WILL COUNTY
ACTIVE THREAT
RESPONSE COMMITTEE
In April 2017, the Will County Emergency Management Agency organized a trip to the National Fire Academy to attend a four-day course through the Federal Emergency Management Agency titled Preparing Communities for a Complex Coordinated Attack. Fifty-three attended from across the county, which included police, fire, ema, schools, and other various leaders within the County. The course was scenario based and designed to identify any weaknesses in Will County’s response capabilities, in all aspects, when confronted with a complex coordinated attack.
It was identified in the course that Will County did not have a standardized command and control model, including unified command, for large scale/hostile incidents. In other words, we were all doing something different, even though we all work together. The reality is every agency within the County, police, fire, ema, etc., will work with each other at some point, on some big incident. Developing a common, predictable command and control model for these types of incidents is crucial to success.
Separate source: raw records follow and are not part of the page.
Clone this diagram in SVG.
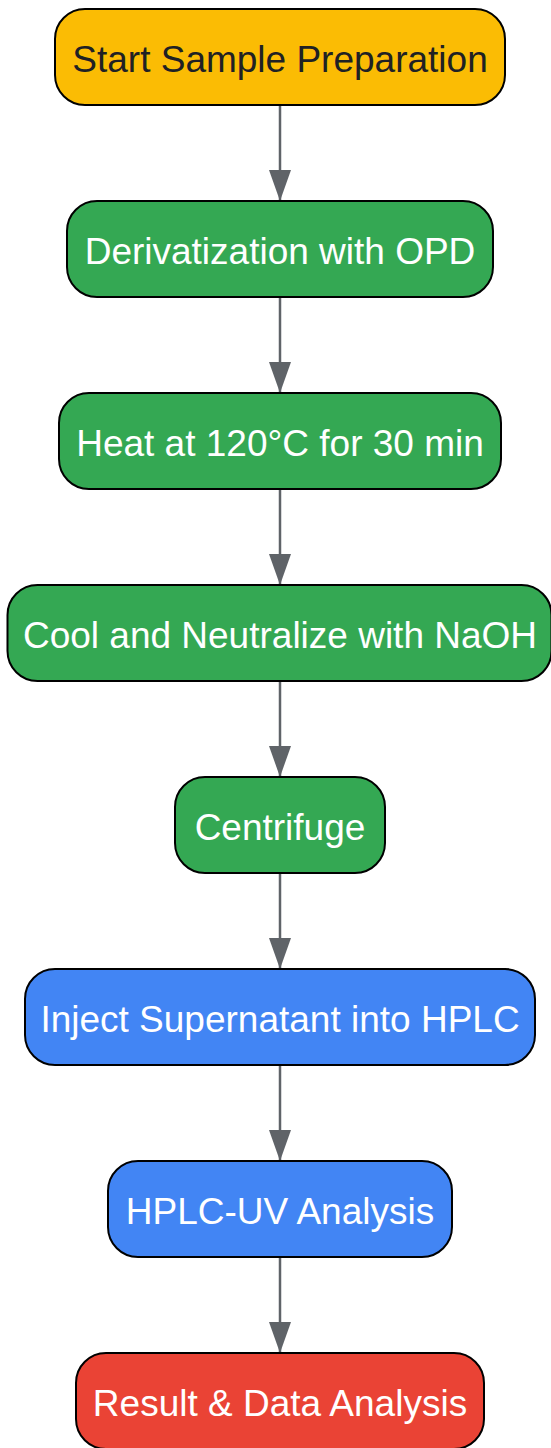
<svg xmlns="http://www.w3.org/2000/svg" width="551" height="1448" viewBox="0 0 551 1448">
<defs>
<style>
.n rect{stroke:#000;stroke-width:2}
.n text{font-family:"Liberation Sans",Arial,sans-serif;font-size:37px;text-anchor:middle;dominant-baseline:central;fill:#fff}
.y rect{fill:#FBBC04}
.y text{fill:#202124}
.g rect{fill:#34A853}
.b rect{fill:#4285F4}
.r rect{fill:#EA4335}
.e{stroke:#5f6368;stroke-width:2.5;fill:none;marker-end:url(#ah)}
</style>
<marker id="ah" markerWidth="32" markerHeight="22" refX="31" refY="11" orient="auto" markerUnits="userSpaceOnUse" viewBox="0 0 32 22">
<path d="M0,0 L31,11 L0,22 Z" fill="#5f6368"/>
</marker>
</defs>
<g id="edges">
<line class="e" x1="280" y1="105" x2="280" y2="201"/>
<line class="e" x1="280" y1="297" x2="280" y2="393"/>
<line class="e" x1="280" y1="489" x2="280" y2="585"/>
<line class="e" x1="280" y1="681" x2="280" y2="777"/>
<line class="e" x1="280" y1="873" x2="280" y2="969"/>
<line class="e" x1="280" y1="1065" x2="280" y2="1161"/>
<line class="e" x1="280" y1="1257" x2="280" y2="1353"/>
</g>
<g id="n1" class="n y"><rect x="55" y="9" width="450" height="96" rx="30"/><text x="280" y="59">Start Sample Preparation</text></g>
<g id="n2" class="n g"><rect x="67" y="201" width="426" height="96" rx="30"/><text x="280" y="251">Derivatization with OPD</text></g>
<g id="n3" class="n g"><rect x="59" y="393" width="442" height="96" rx="30"/><text x="280" y="443">Heat at 120°C for 30 min</text></g>
<g id="n4" class="n g"><rect x="7.5" y="585" width="544" height="96" rx="30"/><text x="280" y="635">Cool and Neutralize with NaOH</text></g>
<g id="n5" class="n g"><rect x="175" y="777" width="210" height="96" rx="30"/><text x="280" y="827">Centrifuge</text></g>
<g id="n6" class="n b"><rect x="25" y="969" width="510" height="96" rx="30"/><text x="280" y="1019">Inject Supernatant into HPLC</text></g>
<g id="n7" class="n b"><rect x="108" y="1161" width="344" height="96" rx="30"/><text x="280" y="1211">HPLC-UV Analysis</text></g>
<g id="n8" class="n r"><rect x="76" y="1353" width="408" height="96" rx="30"/><text x="280" y="1403">Result &amp; Data Analysis</text></g>
</svg>
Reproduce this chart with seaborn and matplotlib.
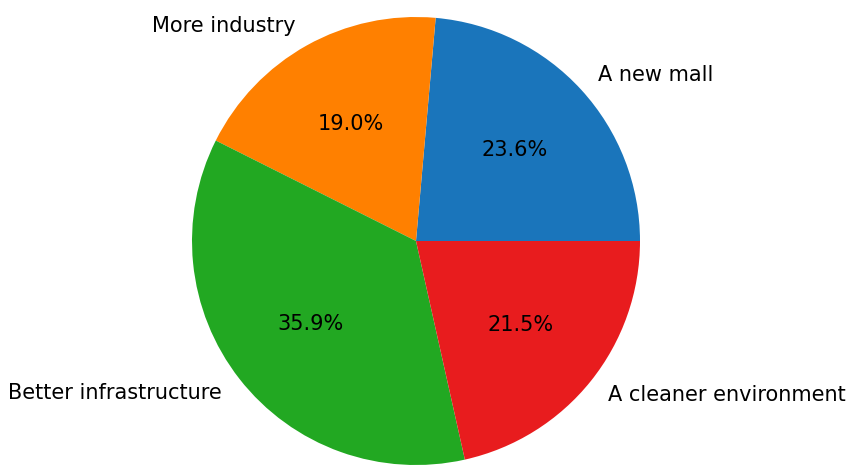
import seaborn as sns
from matplotlib import pyplot as plt

labels = ['A new mall', 'More industry', 'Better infrastructure', 'A cleaner environment']
shares = [23.6, 19.0, 35.9, 21.5]
colors = ['#1a75bb', '#ff8000', '#22a822', '#e81c1e']

sns.set_style('white')
plt.rcParams['font.family'] = ['DejaVu Sans']

fig = plt.figure(figsize=(8.61, 4.71), dpi=100)
# pie radius 1 -> 224 px, centre at (416, 241) px
ax = fig.add_axes([136 / 861, -50 / 471, 560 / 861, 560 / 471])
ax.pie(shares, labels=labels, colors=colors, autopct='%1.1f%%',
       textprops={'fontsize': 15, 'color': 'black'},
       wedgeprops={'linewidth': 0})
ax.set_xlim(-1.25, 1.25)
ax.set_ylim(-1.25, 1.25)
ax.set_aspect('equal')

fig.savefig('out.png', dpi=100)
Predictability in command and control provides a proficient and effective incident command model. The million-dollar question was, if we could just get police and fire to talk and work together and understand each other’s worlds.
Finally, a few of us began talking and a diverse committee was formed to tackle this monumental task of getting ONE command and control model for police and fire in Will County, for active threat incidents/mass casualty incidents. We also had to figure out how we were going to train all police and fire agencies in the County. Our committee consisted of law enforcement, fire/ems and ema. As we grew, we brought in the dispatch centers and identified communications challenges and radio capabilities, or lack thereof, for all county agencies. We could not believe the amount of information we all learned from each other. Our focus began on Active threat incidents, as this was becoming an epidemic across the Country. The Rescue Task Force concept was not new, but it was imperative that Chiefs understood the “warm zone” entry concept. Once we had support from the law enforcement and fire leaders within the county, the committee took off.
Over the last few years, we have developed and re-developed this program numerous times and turned this into a full one-day course. This program is not perfect, but it is a program that can be plugged into any organization and can work. As one of my co-committeemen said numerous times, “We cannot let perfect get in the way of good”. There has not been any plan or program that standardizes communication flow, using common terminology, for active threat/mass casualty incidents, until now. We are confident this program can and will work. At the end of the day, we all have to work together to have a successful outcome.